February 15, 2012 at 8:42 am
The Hillside Circus
“Aaah! Do your worst!”
February 15, 2012 at 1:25 pm
Coyote
I love the mum bird story.
February 15, 2012 at 1:29 pm
The Hillside Circus
“Oh, I warned you. But you wouldn’t listen, would you?”
February 15, 2012 at 2:31 pm
spdrcln
The combined horror of the tofu dogs and the mum bird were… horrible…
February 15, 2012 at 2:36 pm
The Hillside Circus
“So brave knights, if you doubt your courage and strength, come no further! For maximum annoyance awaits you all with nasty, big, eraser-like flavour!”
What was also horrible was the peeling of the flesh that happened in the days following. I remember sitting neck deep in water just above freezing…stomach cramping with the cold, teeth chattering…saying “aaaaahhh – feels so gooooood…”
And Coyote Narrows with one packet of soup and 2 cheese slices…
It’s always amazing to me how “Trips from Hell” eventually turn into some of the best times of ones life.
February 16, 2012 at 1:53 pm
FooFoo
LMAO!
February 16, 2012 at 1:55 pm
The Hillside Circus
Yeah, FooFoo, laugh.
You weren’t there.
(shudder)
February 24, 2012 at 10:33 am
Neo
This is such a great piece of work Ringmaster. Yea, did I frequent outbursts of laughter from my coo-bicle.

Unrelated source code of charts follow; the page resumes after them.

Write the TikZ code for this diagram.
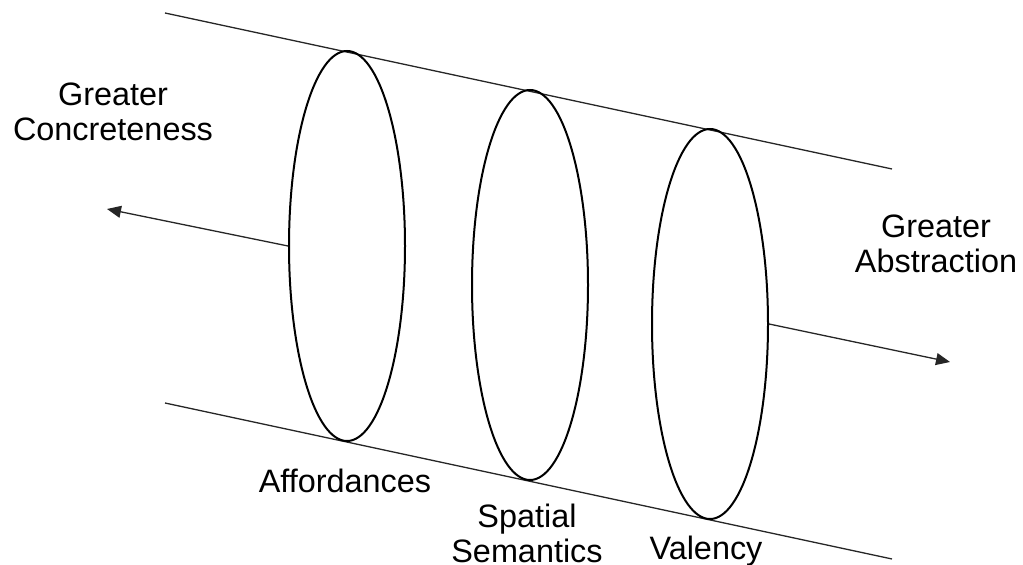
\documentclass[tikz,border=0pt]{standalone}
\usepackage{fontspec}
\setmainfont{Liberation Sans}
\usepackage{tikz}
\usetikzlibrary{arrows.meta,shapes.geometric}

\begin{document}
\begin{tikzpicture}[x=0.5pt, y=-0.5pt,
    font=\fontsize{16.2}{17.5}\selectfont,
    ring/.style={ellipse, draw=black, line width=1pt, inner sep=0pt,
                 minimum width=58pt, minimum height=195pt},
    rail/.style={black!85, line width=0.65pt},
    label/.style={anchor=base, inner sep=0pt}]
  \useasboundingbox (0,0) rectangle (1023,565);
  % the two long sides of the cylinder
  \draw[rail] (165,13) -- (892,169);
  \draw[rail] (165,403) -- (892,559);
  % the three cross-sections
  \node[ring] (afford) at (347,246) {};
  \node[ring] (spatial) at (530,285) {};
  \node[ring] (valency) at (710,324) {};
  \coordinate (concrete) at (107,209);
  \coordinate (abstract) at (950,362);
  \draw[rail, -{Triangle[length=7pt, width=6pt]}] (afford.west) -- (concrete);
  \draw[rail, -{Triangle[length=7pt, width=6pt]}] (valency.east) -- (abstract);
  \node[align=center, inner sep=0pt] (concretetxt) at (113,112) {Greater\\Concreteness};
  \node[align=center, inner sep=0pt] (abstracttxt) at (936,244) {Greater\\Abstraction};
  \node[label] (affordtxt) at (345,493) {Affordances};
  \node[align=center, inner sep=0pt] (spatialtxt) at (527,533) {Spatial\\Semantics};
  \node[label] (valencytxt) at (706,560) {Valency};
\end{tikzpicture}
\end{document}
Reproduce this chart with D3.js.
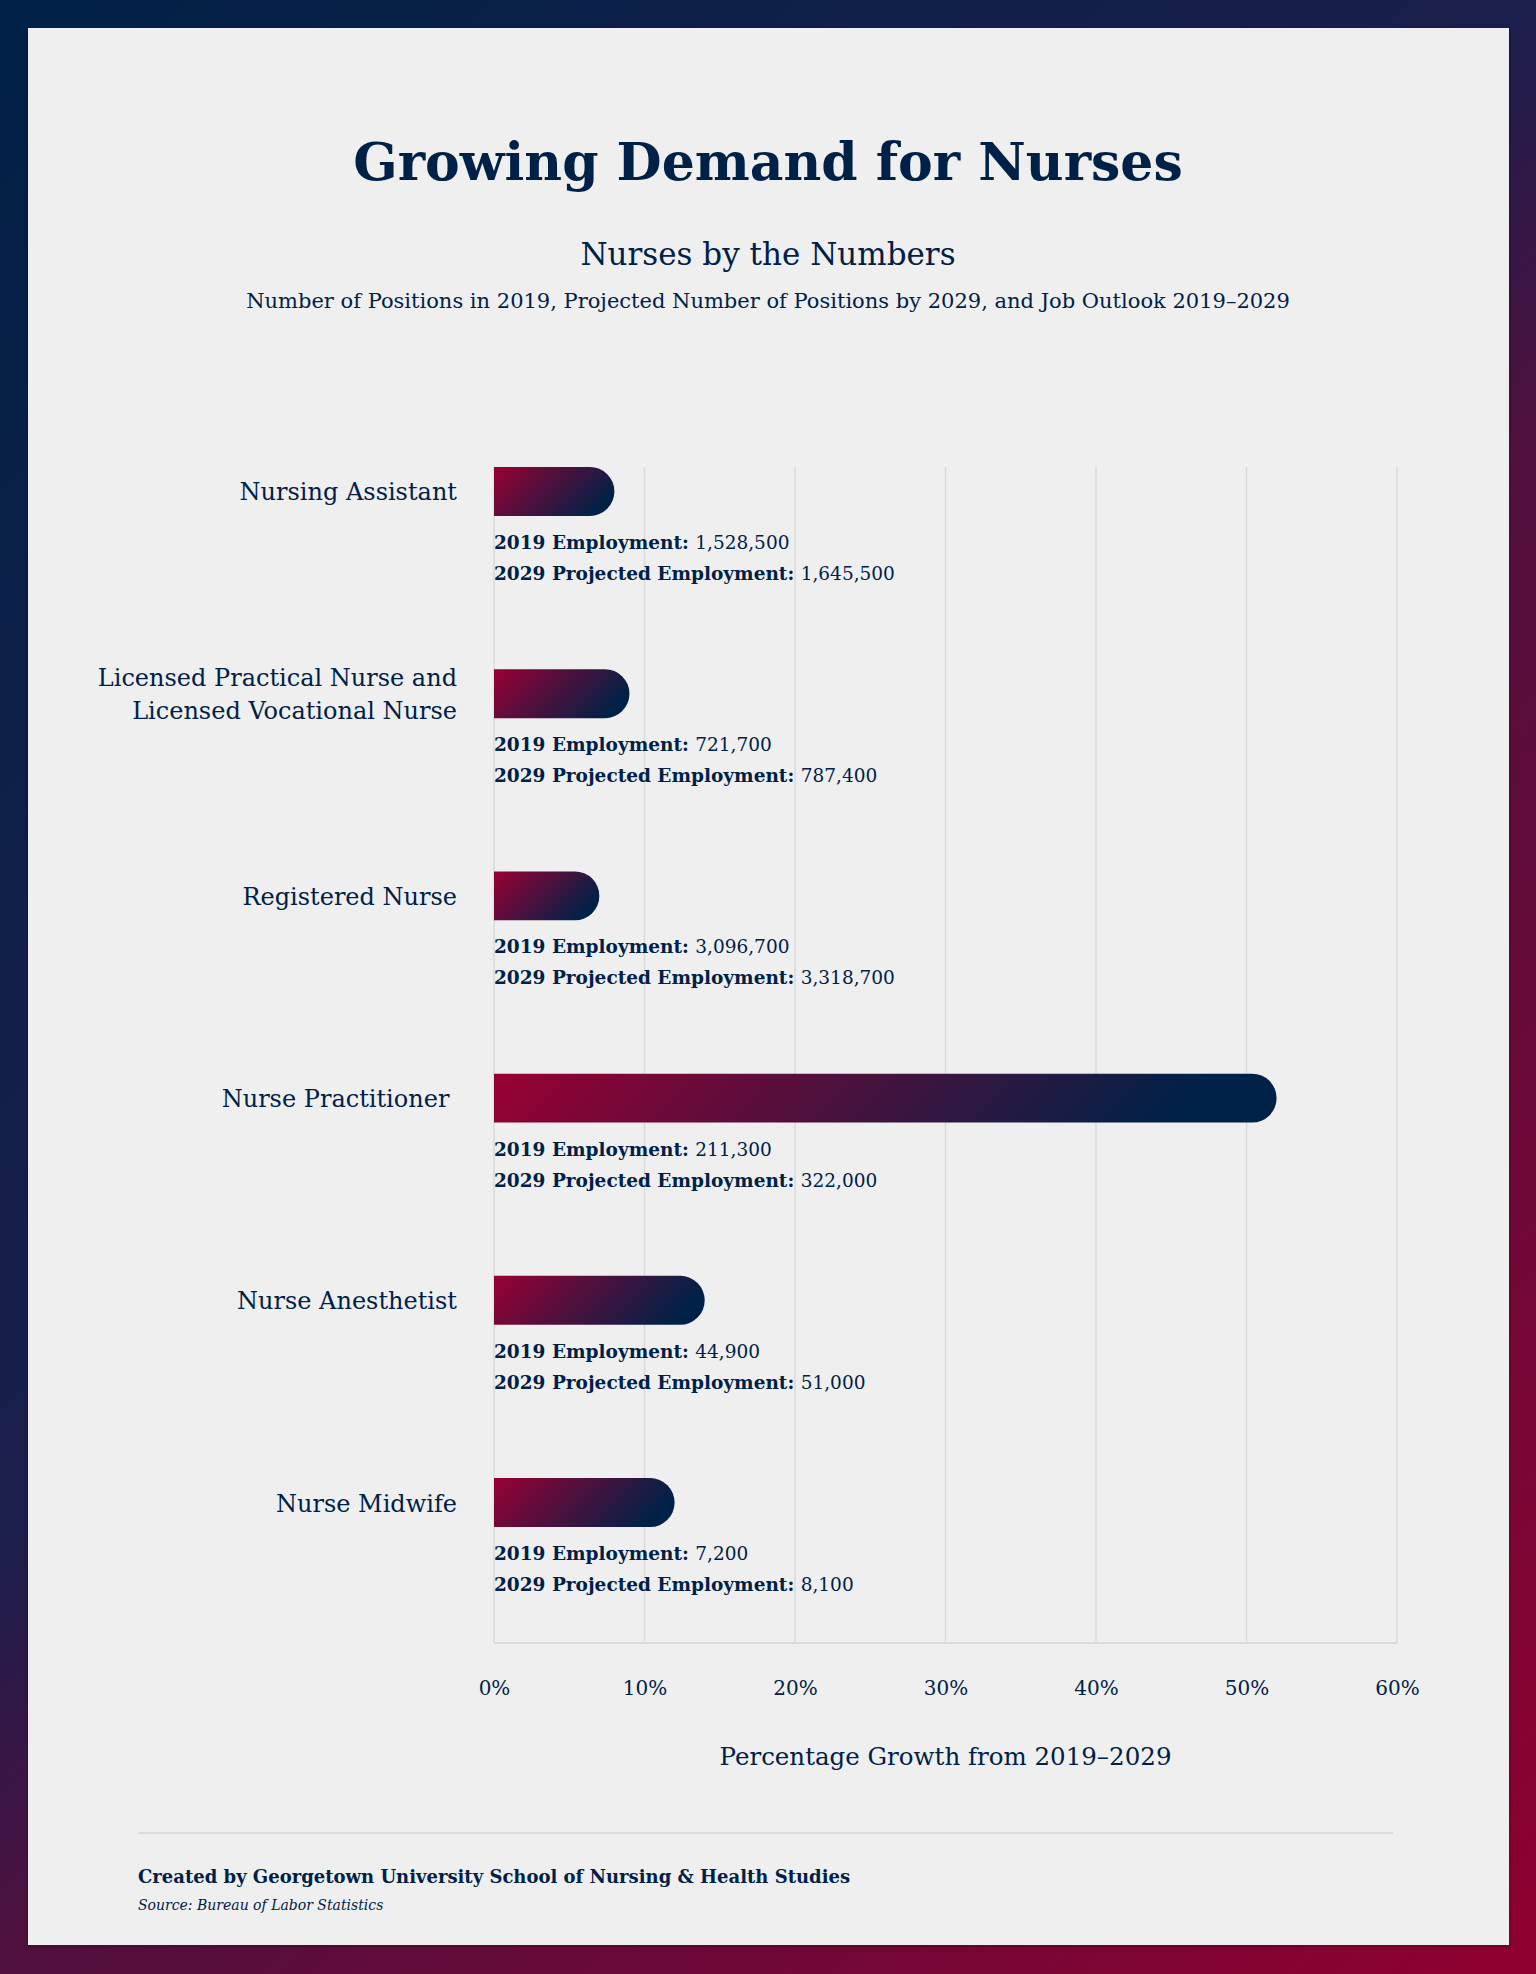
<!DOCTYPE html>
<html>
<head>
<meta charset="utf-8">
<script src="https://cdn.jsdelivr.net/npm/d3@7"></script>
<style>
  html, body { margin: 0; padding: 0; }
  body { width: 1536px; height: 1974px; overflow: hidden; }
  svg { display: block; font-family: "DejaVu Serif", Georgia, serif; }
</style>
</head>
<body>
<div id="chart"></div>
<script>
// Data
var categories = ['Nursing Assistant', 'Licensed Practical Nurse and Licensed Vocational Nurse', 'Registered Nurse', 'Nurse Practitioner', 'Nurse Anesthetist', 'Nurse Midwife'];
var labelLines = [['Nursing Assistant'], ['Licensed Practical Nurse and', 'Licensed Vocational Nurse'], ['Registered Nurse'], ['Nurse Practitioner '], ['Nurse Anesthetist'], ['Nurse Midwife']];
var growthPct = [8, 9, 7, 52, 14, 12];
var employment2019 = [1528500, 721700, 3096700, 211300, 44900, 7200];
var employment2029 = [1645500, 787400, 3318700, 322000, 51000, 8100];
var xTicks = [0, 10, 20, 30, 40, 50, 60];

var W = 1536, H = 1974;
var navy = '#002147', crimson = '#990033';
var fmt = d3.format(',');

var svg = d3.select('#chart').append('svg')
  .attr('width', W)
  .attr('height', H)
  .attr('viewBox', [0, 0, W, H]);

var defs = svg.append('defs');

// Page background: 135deg navy -> crimson
var bg = defs.append('linearGradient')
  .attr('id', 'bg-grad')
  .attr('gradientUnits', 'userSpaceOnUse')
  .attr('x1', -110).attr('y1', 110)
  .attr('x2', 1646).attr('y2', 1864);
[[0, '#002147'], [0.44, '#1b1e4c'], [0.56, '#50103e'], [1, '#900030']].forEach(function (s) {
  bg.append('stop').attr('offset', s[0]).attr('stop-color', s[1]);
});

var shadow = defs.append('filter').attr('id', 'panel-shadow')
  .attr('x', -0.05).attr('y', -0.05).attr('width', 1.1).attr('height', 1.1);
shadow.append('feDropShadow')
  .attr('dx', 0).attr('dy', 1).attr('stdDeviation', 2)
  .attr('flood-color', '#000').attr('flood-opacity', 0.35);

svg.append('rect').attr('width', W).attr('height', H).attr('fill', 'url(#bg-grad)');

svg.append('rect')
  .attr('x', 28).attr('y', 28)
  .attr('width', 1481).attr('height', 1917)
  .attr('fill', '#efefef')
  .attr('filter', 'url(#panel-shadow)');

// Titles
svg.append('text')
  .attr('x', 768).attr('y', 180)
  .attr('text-anchor', 'middle')
  .attr('font-size', 52)
  .attr('font-weight', 'bold')
  .attr('fill', navy)
  .text('Growing Demand for Nurses');

svg.append('text')
  .attr('x', 768).attr('y', 265)
  .attr('text-anchor', 'middle')
  .attr('font-size', 31)
  .attr('fill', navy)
  .text('Nurses by the Numbers');

svg.append('text')
  .attr('x', 768).attr('y', 308)
  .attr('text-anchor', 'middle')
  .attr('font-size', 21)
  .attr('fill', navy)
  .text('Number of Positions in 2019, Projected Number of Positions by 2029, and Job Outlook 2019\u20132029');

// Scales
var x = d3.scaleLinear().domain([0, 60]).range([494, 1397]);
var y = d3.scaleBand()
  .domain(categories)
  .range([467, 1527])
  .paddingInner(0.758)
  .paddingOuter(0)
  .align(0);

var gridTop = 467, gridBottom = 1643;
var gridColor = '#dadada';

// Gridlines
svg.append('g')
  .selectAll('line')
  .data(xTicks)
  .join('line')
  .attr('x1', function (d) { return x(d); })
  .attr('x2', function (d) { return x(d); })
  .attr('y1', gridTop)
  .attr('y2', gridBottom)
  .attr('stroke', gridColor)
  .attr('stroke-width', 1.5);

svg.append('line')
  .attr('x1', x(0)).attr('x2', x(60))
  .attr('y1', gridBottom).attr('y2', gridBottom)
  .attr('stroke', gridColor)
  .attr('stroke-width', 2);

// Tick labels
var xAxis = svg.append('g')
  .attr('transform', 'translate(0,1695)')
  .call(d3.axisBottom(x).tickValues(xTicks).tickSize(0).tickPadding(0).tickFormat(function (d) { return d + '%'; }));
xAxis.select('.domain').remove();
xAxis.selectAll('text')
  .attr('dy', 0)
  .attr('y', 0)
  .attr('font-family', '"DejaVu Serif", Georgia, serif')
  .attr('font-size', 20)
  .attr('fill', navy);

svg.append('text')
  .attr('x', (x(0) + x(60)) / 2).attr('y', 1765)
  .attr('text-anchor', 'middle')
  .attr('font-size', 24.5)
  .attr('fill', navy)
  .text('Percentage Growth from 2019\u20132029');

// Bars
var rows = categories.map(function (c, i) {
  return { name: c, lines: labelLines[i], pct: growthPct[i], e19: employment2019[i], e29: employment2029[i], i: i };
});

// one gradient per bar, running at 45deg from the top-left corner
rows.forEach(function (d) {
  var x0 = x(0), y0 = y(d.name), w = x(d.pct) - x0, h = y.bandwidth();
  var span = 0.86 * (w + h) / 2;
  var g = defs.append('linearGradient')
    .attr('id', 'bar-grad-' + d.i)
    .attr('gradientUnits', 'userSpaceOnUse')
    .attr('x1', x0).attr('y1', y0)
    .attr('x2', x0 + span).attr('y2', y0 + span);
  g.append('stop').attr('offset', 0).attr('stop-color', crimson);
  g.append('stop').attr('offset', 1).attr('stop-color', navy);
});

function barPath(d) {
  var x0 = x(0), x1 = x(d.pct), y0 = y(d.name), h = y.bandwidth(), r = h / 2;
  return 'M' + x0 + ',' + y0 +
    'H' + (x1 - r) +
    'A' + r + ',' + r + ' 0 0 1 ' + (x1 - r) + ',' + (y0 + h) +
    'H' + x0 + 'Z';
}

svg.append('g')
  .selectAll('path')
  .data(rows)
  .join('path')
  .attr('d', barPath)
  .attr('fill', function (d) { return 'url(#bar-grad-' + d.i + ')'; });

// Category labels
var lineH = 33;
svg.append('g')
  .selectAll('text')
  .data(rows)
  .join('text')
  .attr('text-anchor', 'end')
  .attr('font-size', 24)
  .attr('fill', navy)
  .style('white-space', 'pre')
  .each(function (d) {
    var cy = y(d.name) + y.bandwidth() / 2;
    var n = d.lines.length;
    var first = cy + 9 - (n - 1) * lineH / 2;
    d3.select(this).selectAll('tspan')
      .data(d.lines)
      .join('tspan')
      .attr('x', 457)
      .attr('y', function (l, j) { return first + j * lineH; })
      .text(function (l) { return l; });
  });

// Employment notes
var notes = svg.append('g')
  .selectAll('g')
  .data(rows)
  .join('g')
  .attr('font-size', 18.5)
  .attr('fill', navy);

notes.append('text')
  .attr('x', x(0))
  .attr('y', function (d) { return y(d.name) + 82; })
  .call(function (t) {
    t.append('tspan').attr('font-weight', 'bold').text('2019 Employment: ');
    t.append('tspan').text(function (d) { return fmt(d.e19); });
  });

notes.append('text')
  .attr('x', x(0))
  .attr('y', function (d) { return y(d.name) + 113; })
  .call(function (t) {
    t.append('tspan').attr('font-weight', 'bold').text('2029 Projected Employment: ');
    t.append('tspan').text(function (d) { return fmt(d.e29); });
  });

// Footer
svg.append('line')
  .attr('x1', 138).attr('x2', 1393)
  .attr('y1', 1833).attr('y2', 1833)
  .attr('stroke', '#dcdcdc')
  .attr('stroke-width', 2);

svg.append('text')
  .attr('x', 138).attr('y', 1883)
  .attr('font-size', 18)
  .attr('font-weight', 'bold')
  .attr('fill', navy)
  .text('Created by Georgetown University School of Nursing & Health Studies');

svg.append('text')
  .attr('x', 138).attr('y', 1910)
  .attr('font-size', 14)
  .attr('font-style', 'italic')
  .attr('fill', navy)
  .text('Source: Bureau of Labor Statistics');
</script>
</body>
</html>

“Good Friend Too, being the quick thinking of the three, did seize the offending pot and hurl its contents into the Ster Juhn We’er.”
Fucking gold my friend.
February 24, 2012 at 10:36 am
The Hillside Circus
Happy that you like. The offending pot was not in any way as seemly and becoming as a pot of gold.